Understanding Glazing Configurations
Glazing configurations vary significantly based on performance requirements, moving well beyond the simple single-pane design. The most common configuration in modern construction is the double-glazed unit, often called an insulated glass unit (IGU) or double-pane window. This system uses two lites separated by a sealed airspace, which dramatically improves insulation compared to a single pane.
The air space within an IGU is frequently filled with an inert gas, such as argon or krypton, rather than standard dry air. Argon is a denser gas that slows heat transfer by convection and conduction across the gap more effectively than air, significantly improving the unit’s thermal performance. For even greater energy efficiency, some applications utilize triple-glazed units (TGU), which incorporate three lites and two separate gas-filled spaces.
Beyond the number of panes, the glass material itself can be treated to enhance safety and strength. Tempered glass is manufactured by heating the glass to approximately 1,200 degrees Fahrenheit and then rapidly cooling it, a process that induces high compressive stresses on the surface. This treatment makes the glass four to five times stronger than standard glass, and if broken, it shatters into small, relatively harmless fragments instead of large, sharp shards.
Laminated glass offers a different kind of safety and security performance by sandwiching a layer of polyvinyl butyral (PVB) or another polymer interlayer between two or more lites. This interlayer holds the glass together when it is broken, preventing pieces from falling out of the frame and maintaining a barrier, making it suitable for skylights or areas requiring enhanced protection against forced entry or high winds. The choice between these specialized treatments depends entirely on the specific structural, safety, and acoustic goals of the building project.
Performance Metrics and Building Functions
The effectiveness of a glazing unit is quantified by several standardized performance metrics that dictate its suitability for a given climate and application. The U-factor measures the rate of heat transfer through the unit, specifically the amount of heat that passes through one square foot of the assembly per hour for every degree Fahrenheit of temperature difference. A lower U-factor indicates superior insulating properties, meaning the window is more effective at preventing interior heat from escaping during cold weather.
Another important metric is the Solar Heat Gain Coefficient (SHGC), which represents the fraction of incident solar radiation that is transmitted through the window, either directly or absorbed and then radiated inward. In warm climates, a low SHGC is desirable to minimize solar heat gain and reduce the demand on air conditioning systems. Conversely, Visible Transmittance (VT) measures the percentage of the visible light spectrum that passes through the glazing, impacting the level of natural illumination inside the building.

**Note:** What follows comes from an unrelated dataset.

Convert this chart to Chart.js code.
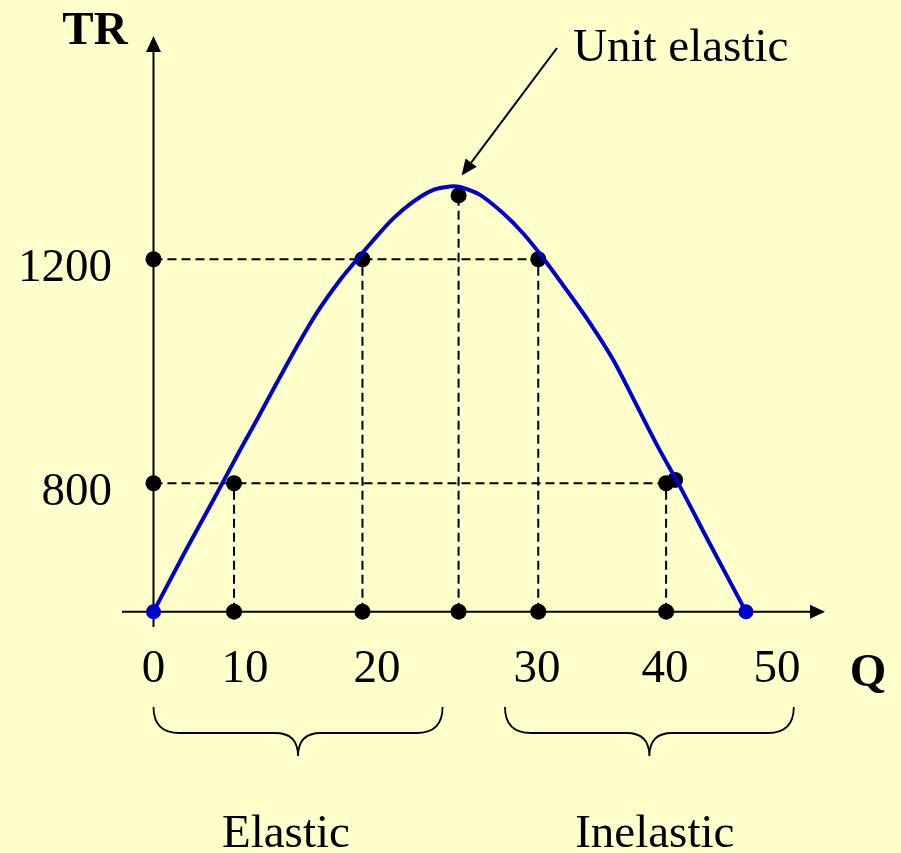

To manipulate these thermal properties without sacrificing light, many modern glazing units incorporate low-emissivity (Low-E) coatings. These microscopically thin, virtually invisible metallic layers are applied to one of the glass surfaces within the IGU. The coating works by reflecting specific wavelengths of radiant heat, helping to keep heat inside during winter and reflecting solar heat away during summer, thus customizing the SHGC and U-factor for the specific climate.

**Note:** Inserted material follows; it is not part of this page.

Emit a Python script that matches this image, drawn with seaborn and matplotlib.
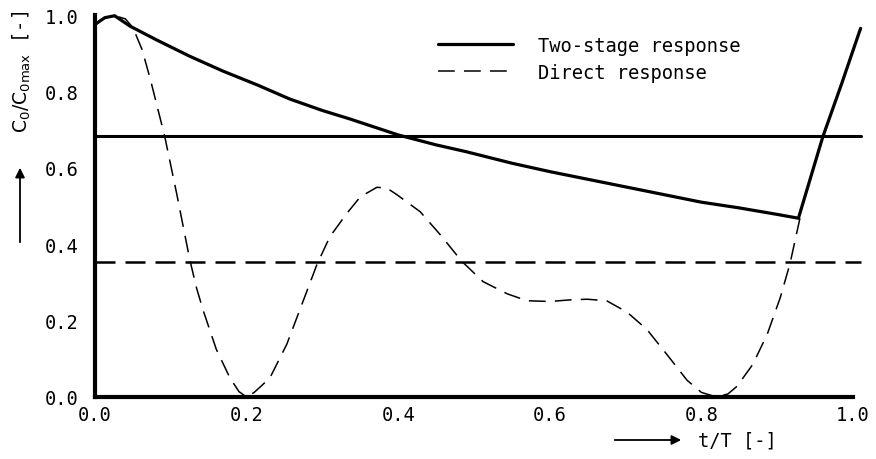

Glazing also plays a significant role in acoustic performance, acting as a barrier against exterior noise pollution. The use of double or triple lites, particularly when combined with different glass thicknesses or the PVB interlayer in laminated glass, effectively disrupts sound waves. This sound reduction function contributes directly to occupant comfort and the acoustic quality of the interior space.
Securing the Glazing Unit
Once the insulated glass unit is assembled, it must be secured into the sash or frame using methods that ensure a long-lasting, weather-tight seal. These installation techniques are generally categorized as either wet or dry glazing. Wet glazing involves the use of pliable compounds, such as putty or liquid sealants like silicone or polysulfide, which are applied in a semi-liquid state and cure in place to form the seal.

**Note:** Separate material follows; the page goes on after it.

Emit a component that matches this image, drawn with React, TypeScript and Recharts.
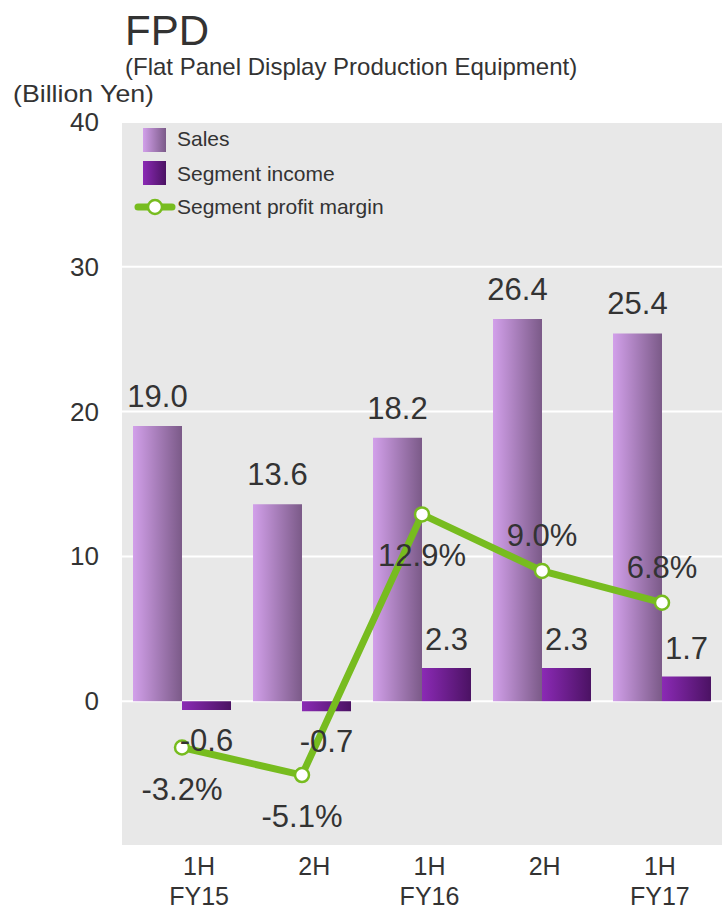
import { ComposedChart, Bar, Line, XAxis, YAxis, CartesianGrid, LabelList } from 'recharts';

const HALVES = ['1H', '2H', '1H', '2H', '1H'];
const YEARS = ['FY15', 'FY15', 'FY16', 'FY16', 'FY17'];
const SALES = [19.0, 13.6, 18.2, 26.4, 25.4];
const INCOME = [-0.6, -0.7, 2.3, 2.3, 1.7];
const MARGIN = [-3.2, -5.1, 12.9, 9.0, 6.8];
const Y_TICKS = [0, 10, 20, 30, 40];

const data = HALVES.map((h, i) => ({
  period: `${h} ${YEARS[i]}`,
  sales: SALES[i],
  income: INCOME[i],
  margin: MARGIN[i],
}));

const FONT = '"Liberation Sans", Arial, Helvetica, sans-serif';
const INK = '#333333';
const GREEN = '#77bc1f';
const LABEL_SIZE = 31;

function box(p: any) {
  const vb = p.viewBox ?? p;
  const x = Number(vb.x ?? p.x);
  const y = Number(vb.y ?? p.y);
  const w = Number(vb.width ?? p.width ?? 0);
  const h = Number(vb.height ?? p.height ?? 0);
  return { cx: x + w / 2, top: Math.min(y, y + h), bottom: Math.max(y, y + h) };
}

function SalesLabel(p: any) {
  const { cx, top } = box(p);
  return (
    <text x={cx} y={top - 19} textAnchor="middle" fontSize={LABEL_SIZE} fill={INK} fontFamily={FONT}>
      {Number(p.value).toFixed(1)}
    </text>
  );
}

function IncomeLabel(p: any) {
  const { cx, top, bottom } = box(p);
  const v = Number(p.value);
  return (
    <text x={cx} y={v < 0 ? bottom + 41 : top - 18} textAnchor="middle" fontSize={LABEL_SIZE} fill={INK} fontFamily={FONT}>
      {v.toFixed(1)}
    </text>
  );
}

function MarginLabel(p: any) {
  const { cx, top } = box(p);
  // first three sit under the point, the rest above
  const below = p.index < 3;
  return (
    <text x={cx} y={below ? top + 52 : top - 25} textAnchor="middle" fontSize={LABEL_SIZE} fill={INK} fontFamily={FONT}>
      {Number(p.value).toFixed(1)}%
    </text>
  );
}

function XTick({ x, y, payload }: any) {
  const i = payload.index;
  const half = HALVES[i];
  const shift = 7.5 + (422 - x) * 0.04;
  return (
    <text x={x + shift} y={y} textAnchor="middle" fontSize={25} fill={INK} fontFamily={FONT}>
      <tspan x={x + shift} dy={29}>{half}</tspan>
      {half === '1H' && <tspan x={x + shift} dy={30}>{YEARS[i]}</tspan>}
    </text>
  );
}

function YTick({ x, y, payload }: any) {
  return (
    <text x={x - 23} y={y + 9} textAnchor="end" fontSize={26} fill={INK} fontFamily={FONT}>
      {payload.value}
    </text>
  );
}

function Overlay() {
  return (
    <svg width={725} height={910} style={{ position: 'absolute', left: 0, top: 0, pointerEvents: 'none' }} fontFamily={FONT}>
      <defs>
        <linearGradient id="lgSales" x1="0" y1="0" x2="1" y2="0">
          <stop offset="0%" stopColor="#d2a0ea" />
          <stop offset="100%" stopColor="#7b5a88" />
        </linearGradient>
        <linearGradient id="lgIncome" x1="0" y1="0" x2="1" y2="0">
          <stop offset="0%" stopColor="#8b2ab5" />
          <stop offset="100%" stopColor="#4b1263" />
        </linearGradient>
      </defs>
      <text x={125} y={45} fontSize={42} fill={INK}>FPD</text>
      <text x={125} y={75} fontSize={24} fill={INK}>(Flat Panel Display Production Equipment)</text>
      <text x={13} y={102} fontSize={24} fill={INK} textLength={141} lengthAdjust="spacingAndGlyphs">(Billion Yen)</text>

      <rect x={143} y={128} width={23} height={24} fill="url(#lgSales)" />
      <text x={177} y={146} fontSize={21} fill={INK}>Sales</text>
      <rect x={143} y={161} width={23} height={24} fill="url(#lgIncome)" />
      <text x={177} y={181} fontSize={21} fill={INK}>Segment income</text>
      <line x1={138} y1={207} x2={172} y2={207} stroke={GREEN} strokeWidth={7} strokeLinecap="round" />
      <circle cx={155} cy={207} r={7} fill="#fff" stroke={GREEN} strokeWidth={2.5} />
      <text x={177} y={214} fontSize={21} fill={INK}>Segment profit margin</text>
    </svg>
  );
}

export default function App() {
  return (
    <div style={{ position: 'absolute', left: 0, top: 0, width: 725, height: 910, background: '#fff' }}>
      <ComposedChart
        width={725}
        height={910}
        data={data}
        margin={{ top: 122, right: 3, bottom: 0, left: 62 }}
        barGap={0}
      >
        <defs>
          <linearGradient id="gSales" x1="0" y1="0" x2="1" y2="0">
            <stop offset="0%" stopColor="#d2a0ea" />
            <stop offset="100%" stopColor="#7b5a88" />
          </linearGradient>
          <linearGradient id="gIncome" x1="0" y1="0" x2="1" y2="0">
            <stop offset="0%" stopColor="#8b2ab5" />
            <stop offset="100%" stopColor="#4b1263" />
          </linearGradient>
        </defs>
        <CartesianGrid fill="#e8e8e8" stroke="#ffffff" strokeWidth={2} vertical={false} />
        <XAxis
          dataKey="period"
          height={64}
          axisLine={false}
          tickLine={false}
          tickSize={0}
          tickMargin={0}
          interval={0}
          tick={<XTick />}
        />
        <YAxis
          width={60}
          domain={[-10, 40]}
          ticks={Y_TICKS}
          axisLine={false}
          tickLine={false}
          tickSize={0}
          tickMargin={0}
          tick={<YTick />}
        />
        <Bar dataKey="sales" fill="url(#gSales)" barSize={49} isAnimationActive={false}>
          <LabelList dataKey="sales" content={<SalesLabel />} />
        </Bar>
        <Bar dataKey="income" fill="url(#gIncome)" barSize={49} isAnimationActive={false}>
          <LabelList dataKey="income" content={<IncomeLabel />} />
        </Bar>
        <Line
          type="linear"
          dataKey="margin"
          stroke={GREEN}
          strokeWidth={7}
          dot={{ r: 7, fill: '#ffffff', stroke: GREEN, strokeWidth: 2.5 }}
          activeDot={false}
          isAnimationActive={false}
        >
          <LabelList dataKey="margin" content={<MarginLabel />} />
        </Line>
      </ComposedChart>
      <Overlay />
    </div>
  );
}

Dry glazing, by contrast, relies on pre-formed, solid materials like elastomeric gaskets, vinyl snap-in beads, or compression seals. These materials are mechanically inserted to hold the glass in place and create the necessary weather seal without the reliance on a chemical curing process. Dry glazing is often favored for its speed of installation and consistency in performance.
Regardless of the installation method, the entire system must account for water management, which is often handled by a weeping system. Weep holes are small openings deliberately placed in the frame to allow any accumulated moisture that has penetrated the exterior seal to drain harmlessly outside. This drainage capability prevents water from saturating the frame material or compromising the integrity of the unit’s insulated seal.